Tuesday, December 08, 2009

“A” syndrome detrimental

Balanced education essential for nation building

A friend of mine related an alarming incident during the release of the UPSR results recently. A parent who came with his son to collect the results was so upset that he obtained only 4As and 1B that he left the son in the school without saying a word. The poor boy was so upset that broke down and wept and had to be consoled by a concerned teacher. We can imagine the anguish of the little boy who despite having done extremely well is being reprimanded by the parents. Such incidences are not uncommon these days where parents expect nothing less than the maximum As in every examination.

In this regards we welcome the move by the Education Ministry to improve the teaching standard and quality in primary schools as announced by its minister by Tan Sri Muhyiddin Yassin. Its plans to do this by deploying teachers who are degree holders may be sound but it must not underestimate the value of experienced and committed non-graduates teachers. However Malaysians in general remain sceptical whether Muhyiddin really means what he says. A lot of talk has been ongoing for umpteen years to revamp the ailing education system but no concrete results have come out of all that.Politicization of our education system has brought disastrous consequences to its standard and quality that was the envy of our neighbors.

While it is right to push for quality education starting from primary schools it must stressed that quality in this case does not mean just obtaining straight As in the examinations particularly in the UPSR. Quality education at primary level should be one that caters for the overall, balanced and comprehensive development of a child during its formative years. It is terribly important to instill good values in the young minds of these children at an age they are most receptive. Passing examinations is important so are the acquisition of an inquisitive mind, good habits and civic mindedness.

It is unfortunate that our education has become so examination-oriented that from the time the child goes to school he/she is pushed very hard to achieve maximum As in school exams and the UPSR. The parents want nothing less than straight As. They spend large sums of money to send them for the best tuitions in town sometimes for multiple tuition. The whole day the child is involved in studies and homework. There is hardly any time for play that must be what a child in primary school should be basically doing.

Children in primary schools should spend time in at play and interacting with one another. This is particularly important in our country with a diverse ethnic population. It is in playing, eating, living or even praying together that they cultivate the close and unbreakable bonds between one another.
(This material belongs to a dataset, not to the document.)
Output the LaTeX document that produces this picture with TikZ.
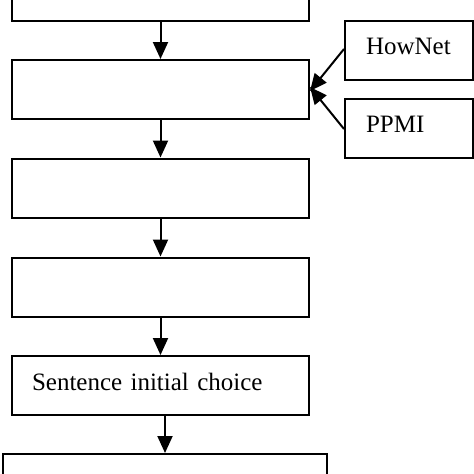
\documentclass[tikz,border=0pt]{standalone}
\usepackage{fontspec}
\setmainfont{Liberation Serif}
\usetikzlibrary{arrows.meta}
\begin{document}
\begin{tikzpicture}[x=1pt,y=-1pt,
  box/.style={draw=black,line width=2pt,fill=white,rectangle,inner sep=0pt,minimum height=59pt,text depth=8pt,font=\fontsize{25}{30}\selectfont},
  flow/.style={line width=2pt,-{Triangle[length=17pt,width=15pt]}}]
\useasboundingbox (0,0) rectangle (474,474);
\clip (0,0) rectangle (474,474);
\fill[white] (0,0) rectangle (474,474);
\node[box,minimum width=297pt] (top) at (160.5,-8.5) {};
\node[box,minimum width=297pt] (b2) at (160.5,89.5) {};
\node[box,minimum width=297pt] (b3) at (160.5,188) {};
\node[box,minimum width=297pt] (b4) at (160.5,287) {};
\node[box,text width=257pt,align=left,inner xsep=20pt] (b5) at (160.5,385.5) {Sentence initial choice};
\node[box,minimum width=324pt] (b6) at (165,483.5) {};
\node[box,text width=86pt,align=left,inner xsep=21pt] (hownet) at (409,50.5) {HowNet};
\node[box,text width=86pt,align=left,inner xsep=21pt] (ppmi) at (409,128.5) {PPMI};
\draw[flow] (top.south) -- (b2.north);
\draw[flow] (b2.south) -- (b3.north);
\draw[flow] (b3.south) -- (b4.north);
\draw[flow] (b4.south) -- (b5.north);
\draw[flow] ([xshift=4.5pt]b5.south) -- (b6.north);
\draw[flow] ([yshift=1.5pt]hownet.west) -- ([yshift=-1.5pt]b2.east);
\draw[flow] ([yshift=-0.5pt]ppmi.west) -- ([yshift=2.5pt]b2.east);
\end{tikzpicture}
\end{document}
Learning should be made more fun by mixing it up with games and informality. It should stimulate their young curious minds and encouraged to ask questions not reprimanded for doing so. Emphasis on character building and moral values should begin in primary schools and continue into secondary levels. The right value system should be taught to all children in primary schools so that such values become deeply embedded in the lives at a very young age.

Our obsession with the ‘A’ syndrome has resulted in our nation losing out in sports at international level which were once our pride. We are producing students who are good in exams but poor in the much-needed skills related to reasoning, thinking, problem-solving and decision- making. Moral values have become irrelevant in the quest for As.

The future of our nation depends very much on what and how we teach our children today. Are our students, including the top achievers, really prepared to face the challenges of the global world where competition is based purely on merit? Are they instilled with the values of moderation and tolerance of inter-ethnic relationship that are so vital for the peace, harmony and prosperity of the nation? Are they instilled with the right passion for whatever career they may take up? These are some pertinent questions for our policy makers, educationists and most important we, parents.

A good and quality education should be able to answer these three questions in the affirmative whereas a system that emphasises only on As will deny the future generations of all these right attributes that are so essential for nation building. That will be detrimental and disastrous to the future well being of the nation.